The big three time wasters in business are emails, meetings and white tape, companies’ internal bureaucracies. All three aren’t new to most; however, what might be new is their severity. The problem isn’t just pain and suffering – our complaining. It’s also hard attacks on productivity.
For instance, McKinsey found people spending 20% of their time reading and writing emails. Highly skilled office workers can spend over 25%. Since 1970, the number of external communications managers receive have increased from 1,000 a year to 30,000 a year today. Moreover, initial research shows senior managers’ emailing habits drive those of their firms.
Continuing, Bain & Company found managers spending 15% of their time in meetings, increasing every year since 2008. Senior executives spend 40%. Among meetings, videoconferences can be the most inefficient especially as the ratio of attendees to presenters increases. Excessive collaboration contributes too to a meeting-happy culture.
Finally, white tape refers to all the documentation and reporting necessary to accomplish things; keeping score is more important than scoring. Twenty percent of people’s time is spent delivering information that the requester already knows. Adding a front-line manager creates enough additional work for 1.3 people, adding a senior executive creates work for 4.2 people. Beyond their own work, they create work for others and for assistants that support their work. We more commonly experience this as “empire building.”

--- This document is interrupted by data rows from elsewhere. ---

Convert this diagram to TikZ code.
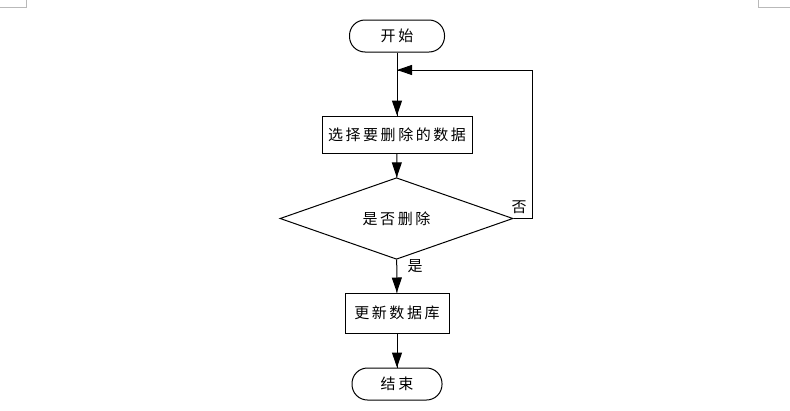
\documentclass[tikz,border=0pt]{standalone}
\usepackage{fontspec}
\usepackage{tikz}
\usetikzlibrary{arrows.meta}
\usetikzlibrary{decorations.markings}
\usetikzlibrary{shapes.geometric}
\newfontfamily\cjk[LetterSpace=17]{Noto Sans CJK SC}
\tikzset{arr/.style = {decoration={markings,
                                  mark=at position 1 with {\arrow{Triangle[length=15, width=10]}}},
                      postaction={decorate}}}
\tikzset{term/.style = {draw, rounded corners = 15.5, minimum width = 95, minimum height = 32, inner sep = 0}}
\tikzset{proc/.style = {draw, minimum height = 37, inner sep = 0}}
\tikzset{decide/.style = {draw, diamond, minimum width = 233, minimum height = 57, inner sep = 0}}
\tikzset{pagecorner/.style = {gray!55, line width = 0.8}}

\begin{document}
\begin{tikzpicture}[x=1pt, y=-1pt, line width=1, font=\cjk\fontsize{15}{17}\selectfont]
      \useasboundingbox (0, 0) rectangle (790, 410);
      \draw [pagecorner] (0, 7) -- (26, 7) -- (26, 0);
      \draw [pagecorner] (758, 0) -- (758, 7) -- (790, 7);

      \node (start) at (397, 36) [term] {开始};
      \node (select) at (397, 134.5) [proc, minimum width = 150] {选择要删除的数据};
      \node (check) at (396.5, 218.5) [decide] {是否删除};
      \node (update) at (397, 313) [proc, minimum width = 104, minimum height = 40] {更新数据库};
      \node (stop) at (397, 384) [term, minimum width = 90] {结束};
      \coordinate (loop) at (397, 70);

      \draw [arr] (start) -- (select);
      \draw [arr] (select) -- (check);
      \draw [arr] (check) -- (update) node [pos = 0.2, right = 7] {是};
      \draw [arr] (update) -- (stop);
      \draw [arr] (check.east) -- (532, 218.5) |- (loop);

      \node at (519, 207) {否};
    \end{tikzpicture}
\end{document}
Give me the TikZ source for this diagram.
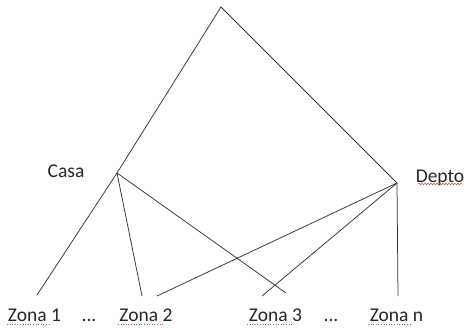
\documentclass[tikz,border=0pt]{standalone}
\usepackage{fontspec}
\setmainfont{Carlito}
\usetikzlibrary{decorations.pathmorphing}
\definecolor{spellred}{HTML}{C0504D}

\begin{document}
\begin{tikzpicture}[x=1pt, y=-1pt,
    word/.style={font=\fontsize{19.5}{22}\selectfont, inner sep=0pt, anchor=base, text=black!85},
    branch/.style={draw=black!80, line width=0.75pt},
    spell/.style={draw=spellred, line width=0.6pt, dotted},
    wavy/.style={draw=spellred, line width=0.5pt, decorate, decoration={snake, amplitude=0.8pt, segment length=3pt}}
]
\useasboundingbox (0,0) rectangle (469,327);
% junctions
\coordinate (top) at (221,7);
\coordinate (casaj) at (117,173);
\coordinate (deptoj) at (397,183);
% leaf ends
\coordinate (z1) at (37,295);
\coordinate (z2a) at (142,296);
\coordinate (z3a) at (286,293);
\coordinate (z2b) at (157,296);
\coordinate (z3b) at (262,296);
\coordinate (zn) at (398,296);
% labels
\node[word] (casa) at (66,177) {Casa};
\node[word] (depto) at (440,182) {Depto};
\node[word] (zona1) at (34.5,321.5) {Zona 1};
\node[word] (dots1) at (89,321.5) {...};
\node[word] (zona2) at (146,321.5) {Zona 2};
\node[word] (zona3) at (275.5,321.5) {Zona 3};
\node[word] (dots2) at (331,321.5) {...};
\node[word] (zonan) at (396.5,321.5) {Zona n};
% branches
\draw[branch] (casaj) -- (top) -- (deptoj);
\draw[branch] (casaj) -- (z1);
\draw[branch] (casaj) -- (z2a);
\draw[branch] (casaj) -- (z3a);
\draw[branch] (deptoj) -- (z2b);
\draw[branch] (deptoj) -- (z3b);
\draw[branch] (deptoj) -- (zn);
% spell check marks
\draw[spell] (7,324.5) -- (50,324.5);
\draw[spell] (118,324.5) -- (163,324.5);
\draw[spell] (247,324.5) -- (292,324.5);
\draw[spell] (368,324.5) -- (412,324.5);
\draw[wavy] (418,184) -- (463,184);
\end{tikzpicture}
\end{document}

“Decluttering the Company” (The Economist, August 2, 2014 edition) excellently summarizes and elaborates on all three. Yet, the challenge is overcoming our emotional biases to curtail these. For example, our emails help us feel important. Commanding the time of others feeds emotional requirements. Extraversion encourages interactions.
Ironically, technology was to free us from these. In reality, it gave us more time to answer more emails, attend more meetings and to document more activities.